• **Your task**:
Write out each line that follows exactly as it stands, without the pictures.

• **Data extract**:
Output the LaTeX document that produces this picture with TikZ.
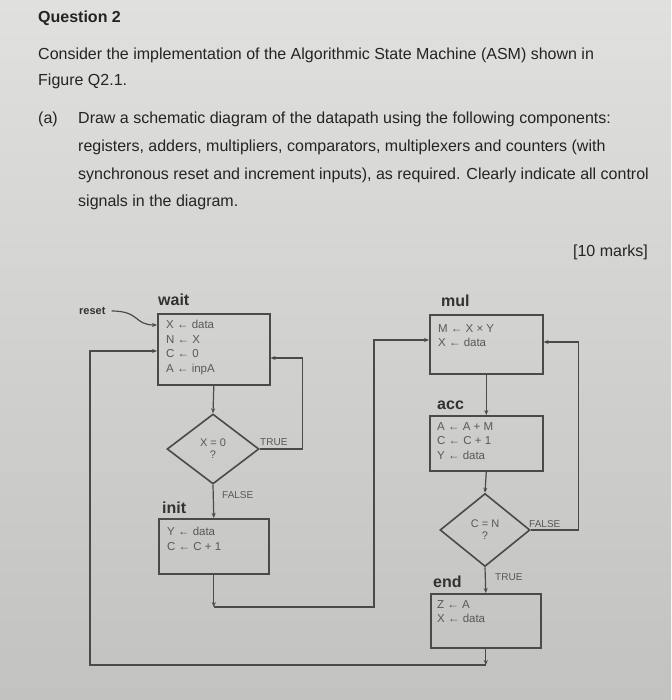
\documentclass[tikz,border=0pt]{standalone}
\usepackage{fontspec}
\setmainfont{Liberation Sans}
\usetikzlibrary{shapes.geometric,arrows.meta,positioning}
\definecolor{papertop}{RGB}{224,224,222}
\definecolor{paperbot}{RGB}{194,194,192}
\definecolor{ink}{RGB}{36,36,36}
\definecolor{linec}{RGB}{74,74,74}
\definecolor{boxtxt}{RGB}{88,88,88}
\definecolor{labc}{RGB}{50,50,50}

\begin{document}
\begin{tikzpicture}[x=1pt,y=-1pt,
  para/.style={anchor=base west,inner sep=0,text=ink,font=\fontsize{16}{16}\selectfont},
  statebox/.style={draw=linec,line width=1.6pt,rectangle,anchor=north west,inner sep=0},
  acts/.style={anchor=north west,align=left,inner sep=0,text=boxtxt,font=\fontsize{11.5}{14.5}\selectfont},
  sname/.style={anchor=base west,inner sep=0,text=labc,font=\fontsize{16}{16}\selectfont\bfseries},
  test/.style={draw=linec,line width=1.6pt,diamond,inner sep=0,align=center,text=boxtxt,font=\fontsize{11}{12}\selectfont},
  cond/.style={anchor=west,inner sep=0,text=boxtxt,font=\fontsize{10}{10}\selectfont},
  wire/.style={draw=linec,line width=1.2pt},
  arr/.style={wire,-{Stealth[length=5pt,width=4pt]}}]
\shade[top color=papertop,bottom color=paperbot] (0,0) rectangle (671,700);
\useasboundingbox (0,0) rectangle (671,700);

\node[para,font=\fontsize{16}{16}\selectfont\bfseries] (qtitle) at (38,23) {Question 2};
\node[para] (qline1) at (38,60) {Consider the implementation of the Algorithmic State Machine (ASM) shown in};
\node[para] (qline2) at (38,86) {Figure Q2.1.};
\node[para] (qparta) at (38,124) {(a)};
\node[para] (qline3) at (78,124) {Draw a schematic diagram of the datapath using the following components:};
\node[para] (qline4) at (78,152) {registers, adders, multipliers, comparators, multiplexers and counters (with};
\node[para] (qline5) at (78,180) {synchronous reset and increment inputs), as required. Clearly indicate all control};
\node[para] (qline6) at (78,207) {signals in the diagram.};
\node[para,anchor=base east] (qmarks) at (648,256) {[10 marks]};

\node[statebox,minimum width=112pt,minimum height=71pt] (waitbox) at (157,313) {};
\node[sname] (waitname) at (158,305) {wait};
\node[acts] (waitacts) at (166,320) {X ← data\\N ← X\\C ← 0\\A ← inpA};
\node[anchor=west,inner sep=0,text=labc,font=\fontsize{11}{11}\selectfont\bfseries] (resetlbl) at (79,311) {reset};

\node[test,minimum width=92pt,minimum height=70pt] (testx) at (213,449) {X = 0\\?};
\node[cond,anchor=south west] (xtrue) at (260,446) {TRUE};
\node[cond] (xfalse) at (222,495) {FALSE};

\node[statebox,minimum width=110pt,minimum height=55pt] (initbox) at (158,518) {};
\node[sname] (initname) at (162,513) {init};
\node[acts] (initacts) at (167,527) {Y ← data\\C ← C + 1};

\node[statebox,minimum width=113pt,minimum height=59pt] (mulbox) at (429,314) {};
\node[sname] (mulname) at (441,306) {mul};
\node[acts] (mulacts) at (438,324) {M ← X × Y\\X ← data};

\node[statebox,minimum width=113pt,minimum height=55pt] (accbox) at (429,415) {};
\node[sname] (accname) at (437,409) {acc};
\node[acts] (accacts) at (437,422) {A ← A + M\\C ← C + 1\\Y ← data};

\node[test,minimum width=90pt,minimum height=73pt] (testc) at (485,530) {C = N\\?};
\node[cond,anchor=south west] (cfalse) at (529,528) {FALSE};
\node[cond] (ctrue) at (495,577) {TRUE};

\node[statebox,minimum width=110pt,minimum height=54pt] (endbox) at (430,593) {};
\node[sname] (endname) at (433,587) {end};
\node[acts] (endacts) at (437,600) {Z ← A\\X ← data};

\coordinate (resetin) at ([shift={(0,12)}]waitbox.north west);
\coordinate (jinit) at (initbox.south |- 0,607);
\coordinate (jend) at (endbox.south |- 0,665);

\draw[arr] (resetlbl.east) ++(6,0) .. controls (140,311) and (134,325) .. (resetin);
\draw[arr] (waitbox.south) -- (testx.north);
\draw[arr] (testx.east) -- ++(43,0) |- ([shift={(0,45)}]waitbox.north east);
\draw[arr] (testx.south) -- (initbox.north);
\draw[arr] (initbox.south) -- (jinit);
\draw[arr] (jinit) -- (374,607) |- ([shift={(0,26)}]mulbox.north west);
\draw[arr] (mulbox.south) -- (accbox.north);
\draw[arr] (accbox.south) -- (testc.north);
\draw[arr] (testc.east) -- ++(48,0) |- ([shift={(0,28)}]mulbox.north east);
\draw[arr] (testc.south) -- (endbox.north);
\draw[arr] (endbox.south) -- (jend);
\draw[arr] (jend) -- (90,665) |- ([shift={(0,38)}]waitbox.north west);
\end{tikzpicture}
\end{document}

• **Answer for this exercise**:
Output the LaTeX document that produces this picture with TikZ.
\documentclass[tikz,border=0pt]{standalone}
\usepackage{fontspec}
\setmainfont{Liberation Sans}
\usetikzlibrary{shapes.geometric,arrows.meta,positioning}
\definecolor{papertop}{RGB}{224,224,222}
\definecolor{paperbot}{RGB}{194,194,192}
\definecolor{ink}{RGB}{36,36,36}
\definecolor{linec}{RGB}{74,74,74}
\definecolor{boxtxt}{RGB}{88,88,88}
\definecolor{labc}{RGB}{50,50,50}

\begin{document}
\begin{tikzpicture}[x=1pt,y=-1pt,
  para/.style={anchor=base west,inner sep=0,text=ink,font=\fontsize{16}{16}\selectfont},
  statebox/.style={draw=linec,line width=1.6pt,rectangle,anchor=north west,inner sep=0},
  acts/.style={anchor=north west,align=left,inner sep=0,text=boxtxt,font=\fontsize{11.5}{14.5}\selectfont},
  sname/.style={anchor=base west,inner sep=0,text=labc,font=\fontsize{16}{16}\selectfont\bfseries},
  test/.style={draw=linec,line width=1.6pt,diamond,inner sep=0,align=center,text=boxtxt,font=\fontsize{11}{12}\selectfont},
  cond/.style={anchor=west,inner sep=0,text=boxtxt,font=\fontsize{10}{10}\selectfont},
  wire/.style={draw=linec,line width=1.2pt},
  arr/.style={wire,-{Stealth[length=5pt,width=4pt]}}]
\shade[top color=papertop,bottom color=paperbot] (0,0) rectangle (671,700);
\useasboundingbox (0,0) rectangle (671,700);

\node[para,font=\fontsize{16}{16}\selectfont\bfseries] (qtitle) at (38,23) {Question 2};
\node[para] (qline1) at (38,60) {Consider the implementation of the Algorithmic State Machine (ASM) shown in};
\node[para] (qline2) at (38,86) {Figure Q2.1.};
\node[para] (qparta) at (38,124) {(a)};
\node[para] (qline3) at (78,124) {Draw a schematic diagram of the datapath using the following components:};
\node[para] (qline4) at (78,152) {registers, adders, multipliers, comparators, multiplexers and counters (with};
\node[para] (qline5) at (78,180) {synchronous reset and increment inputs), as required. Clearly indicate all control};
\node[para] (qline6) at (78,207) {signals in the diagram.};
\node[para,anchor=base east] (qmarks) at (648,256) {[10 marks]};

\node[statebox,minimum width=112pt,minimum height=71pt] (waitbox) at (157,313) {};
\node[sname] (waitname) at (158,305) {wait};
\node[acts] (waitacts) at (166,320) {X ← data\\N ← X\\C ← 0\\A ← inpA};
\node[anchor=west,inner sep=0,text=labc,font=\fontsize{11}{11}\selectfont\bfseries] (resetlbl) at (79,311) {reset};

\node[test,minimum width=92pt,minimum height=70pt] (testx) at (213,449) {X = 0\\?};
\node[cond,anchor=south west] (xtrue) at (260,446) {TRUE};
\node[cond] (xfalse) at (222,495) {FALSE};

\node[statebox,minimum width=110pt,minimum height=55pt] (initbox) at (158,518) {};
\node[sname] (initname) at (162,513) {init};
\node[acts] (initacts) at (167,527) {Y ← data\\C ← C + 1};

\node[statebox,minimum width=113pt,minimum height=59pt] (mulbox) at (429,314) {};
\node[sname] (mulname) at (441,306) {mul};
\node[acts] (mulacts) at (438,324) {M ← X × Y\\X ← data};

\node[statebox,minimum width=113pt,minimum height=55pt] (accbox) at (429,415) {};
\node[sname] (accname) at (437,409) {acc};
\node[acts] (accacts) at (437,422) {A ← A + M\\C ← C + 1\\Y ← data};

\node[test,minimum width=90pt,minimum height=73pt] (testc) at (485,530) {C = N\\?};
\node[cond,anchor=south west] (cfalse) at (529,528) {FALSE};
\node[cond] (ctrue) at (495,577) {TRUE};

\node[statebox,minimum width=110pt,minimum height=54pt] (endbox) at (430,593) {};
\node[sname] (endname) at (433,587) {end};
\node[acts] (endacts) at (437,600) {Z ← A\\X ← data};

\coordinate (resetin) at ([shift={(0,12)}]waitbox.north west);
\coordinate (jinit) at (initbox.south |- 0,607);
\coordinate (jend) at (endbox.south |- 0,665);

\draw[arr] (resetlbl.east) ++(6,0) .. controls (140,311) and (134,325) .. (resetin);
\draw[arr] (waitbox.south) -- (testx.north);
\draw[arr] (testx.east) -- ++(43,0) |- ([shift={(0,45)}]waitbox.north east);
\draw[arr] (testx.south) -- (initbox.north);
\draw[arr] (initbox.south) -- (jinit);
\draw[arr] (jinit) -- (374,607) |- ([shift={(0,26)}]mulbox.north west);
\draw[arr] (mulbox.south) -- (accbox.north);
\draw[arr] (accbox.south) -- (testc.north);
\draw[arr] (testc.east) -- ++(48,0) |- ([shift={(0,28)}]mulbox.north east);
\draw[arr] (testc.south) -- (endbox.north);
\draw[arr] (endbox.south) -- (jend);
\draw[arr] (jend) -- (90,665) |- ([shift={(0,38)}]waitbox.north west);
\end{tikzpicture}
\end{document}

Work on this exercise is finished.